I recommend always using a known good hash function like the two above.
Unfortunately, it's still possible to mess up by inventing a hash code that
creates lots of conflicts even before the hash function is used.  Since hash
codes often need to be designed specially for each new object, you're left to
your own wits.  Here is an example of a good hash code for Strings.

  private static int hashCode(String key) {
    int hashVal = 0;
    for (int i = 0; i < key.length(); i++) {
      hashVal = (127 * hashVal + key.charAt(i)) % 8388593;
    }
    return hashVal;
  }

By multiplying the hash code by 127 before adding in each new character, we
make sure that each character has a different effect on the final result.  The
"%" operator with a prime number tends to "mix up the bits" of the hash code.
The prime is chosen to be large, but not so large that 127 * hashVal will ever
exceed the maximum possible value of an int.

The best way to understand good hash codes is to understand why bad hash codes
are bad.  Here are some examples of bad hash codes on Words.

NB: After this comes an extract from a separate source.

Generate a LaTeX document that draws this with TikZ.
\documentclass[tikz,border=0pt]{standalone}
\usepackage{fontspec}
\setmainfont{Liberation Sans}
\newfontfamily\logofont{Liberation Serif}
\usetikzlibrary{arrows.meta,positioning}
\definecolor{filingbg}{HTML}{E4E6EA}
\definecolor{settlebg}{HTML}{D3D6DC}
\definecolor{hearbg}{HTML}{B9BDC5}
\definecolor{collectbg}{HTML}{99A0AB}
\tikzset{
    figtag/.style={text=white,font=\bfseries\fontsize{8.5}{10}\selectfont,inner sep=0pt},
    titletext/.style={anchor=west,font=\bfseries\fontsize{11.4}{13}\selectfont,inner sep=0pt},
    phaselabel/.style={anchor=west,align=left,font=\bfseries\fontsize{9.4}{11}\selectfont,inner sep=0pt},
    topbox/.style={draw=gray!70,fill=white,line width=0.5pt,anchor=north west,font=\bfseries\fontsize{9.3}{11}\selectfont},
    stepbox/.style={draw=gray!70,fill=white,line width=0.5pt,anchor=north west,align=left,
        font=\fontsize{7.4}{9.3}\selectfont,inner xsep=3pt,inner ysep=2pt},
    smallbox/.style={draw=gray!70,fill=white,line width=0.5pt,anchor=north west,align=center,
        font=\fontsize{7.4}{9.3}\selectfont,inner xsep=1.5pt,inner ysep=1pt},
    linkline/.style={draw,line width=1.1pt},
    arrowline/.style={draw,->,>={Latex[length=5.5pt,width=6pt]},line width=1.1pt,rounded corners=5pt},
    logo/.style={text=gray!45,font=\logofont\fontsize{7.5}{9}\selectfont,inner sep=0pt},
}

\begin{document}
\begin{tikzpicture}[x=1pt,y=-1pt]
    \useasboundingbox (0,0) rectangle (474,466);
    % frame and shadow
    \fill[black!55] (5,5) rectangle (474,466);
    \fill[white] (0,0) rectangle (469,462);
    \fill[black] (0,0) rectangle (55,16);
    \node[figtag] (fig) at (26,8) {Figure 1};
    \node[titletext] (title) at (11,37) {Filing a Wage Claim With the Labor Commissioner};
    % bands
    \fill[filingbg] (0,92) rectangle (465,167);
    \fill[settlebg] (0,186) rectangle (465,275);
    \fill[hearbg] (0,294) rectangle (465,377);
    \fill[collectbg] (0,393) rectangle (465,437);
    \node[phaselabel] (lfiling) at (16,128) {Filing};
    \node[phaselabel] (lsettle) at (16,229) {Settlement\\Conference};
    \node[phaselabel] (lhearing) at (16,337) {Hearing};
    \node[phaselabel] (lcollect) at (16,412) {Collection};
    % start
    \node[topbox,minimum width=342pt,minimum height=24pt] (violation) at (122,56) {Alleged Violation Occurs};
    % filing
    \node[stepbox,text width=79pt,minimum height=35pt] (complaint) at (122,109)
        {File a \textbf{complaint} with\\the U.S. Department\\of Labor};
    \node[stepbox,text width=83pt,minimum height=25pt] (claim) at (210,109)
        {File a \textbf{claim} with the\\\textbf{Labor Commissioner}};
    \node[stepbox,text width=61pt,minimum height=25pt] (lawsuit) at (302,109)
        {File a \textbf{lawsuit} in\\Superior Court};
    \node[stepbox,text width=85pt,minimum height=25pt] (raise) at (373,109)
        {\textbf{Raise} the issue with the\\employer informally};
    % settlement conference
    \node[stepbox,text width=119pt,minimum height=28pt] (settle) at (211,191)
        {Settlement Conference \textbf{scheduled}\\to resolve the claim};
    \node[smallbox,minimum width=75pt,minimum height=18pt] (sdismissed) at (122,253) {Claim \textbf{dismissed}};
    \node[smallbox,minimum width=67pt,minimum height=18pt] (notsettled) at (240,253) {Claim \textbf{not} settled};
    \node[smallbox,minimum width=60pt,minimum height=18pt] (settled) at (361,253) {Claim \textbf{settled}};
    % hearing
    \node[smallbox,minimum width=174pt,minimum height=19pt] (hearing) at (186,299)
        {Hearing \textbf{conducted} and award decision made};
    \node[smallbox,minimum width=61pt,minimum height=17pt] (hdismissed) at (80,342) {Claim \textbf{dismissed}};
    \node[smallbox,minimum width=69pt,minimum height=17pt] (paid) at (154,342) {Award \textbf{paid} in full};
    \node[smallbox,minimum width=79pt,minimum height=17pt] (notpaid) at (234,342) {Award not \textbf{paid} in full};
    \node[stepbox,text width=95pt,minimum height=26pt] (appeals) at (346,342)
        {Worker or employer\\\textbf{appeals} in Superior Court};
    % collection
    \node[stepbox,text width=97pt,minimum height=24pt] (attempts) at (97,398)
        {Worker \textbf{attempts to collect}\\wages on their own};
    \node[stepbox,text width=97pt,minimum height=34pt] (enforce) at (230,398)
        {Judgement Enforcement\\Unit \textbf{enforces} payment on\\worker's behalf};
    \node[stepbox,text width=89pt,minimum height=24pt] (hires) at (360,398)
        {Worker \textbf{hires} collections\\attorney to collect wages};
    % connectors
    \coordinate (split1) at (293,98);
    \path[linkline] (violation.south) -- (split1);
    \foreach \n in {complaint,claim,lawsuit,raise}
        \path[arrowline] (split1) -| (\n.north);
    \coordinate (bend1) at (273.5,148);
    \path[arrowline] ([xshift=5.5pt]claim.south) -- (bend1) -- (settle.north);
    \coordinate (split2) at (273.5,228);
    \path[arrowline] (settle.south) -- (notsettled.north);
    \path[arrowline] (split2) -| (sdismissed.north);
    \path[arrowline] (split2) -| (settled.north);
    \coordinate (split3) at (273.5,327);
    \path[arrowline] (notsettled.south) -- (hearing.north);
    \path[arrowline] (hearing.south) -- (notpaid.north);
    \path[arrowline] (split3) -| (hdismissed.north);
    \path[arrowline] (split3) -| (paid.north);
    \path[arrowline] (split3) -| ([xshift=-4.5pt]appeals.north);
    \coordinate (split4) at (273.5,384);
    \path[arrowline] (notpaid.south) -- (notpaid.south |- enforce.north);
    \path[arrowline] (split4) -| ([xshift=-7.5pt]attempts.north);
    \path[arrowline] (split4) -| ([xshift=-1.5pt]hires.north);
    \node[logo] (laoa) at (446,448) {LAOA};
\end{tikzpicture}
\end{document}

  [1]  Sum up the ASCII values of the characters.  Unfortunately, the sum will
       rarely exceed 500 or so, and most of the items will be bunched up in the
       first few hundred buckets.  Moreover, anagrams like "pat," "tap," and
       "apt" will collide.
  [2]  Use the first three letters of a word, in a table with 26^3 entries.
       Unfortunately, words beginning with "pre" are much more common than
       words beginning with "xzq", and the former will be bunched up in one
       long list.  This does not approach our uniformly distributed ideal.
  [3]  Consider the "good" hashCode() function written out above.  Suppose the
       prime modulus is 127 instead of 8388593.  Then the return value is just
       the last character of the word, because (127 * hashVal) % 127 = 0.
       That's why 127 and 8388593 were chosen to have no common factors.

Why is the hashCode() function presented above good?  Because we can find no
obvious flaws, and it seems to work well in practice.  (A black art indeed.)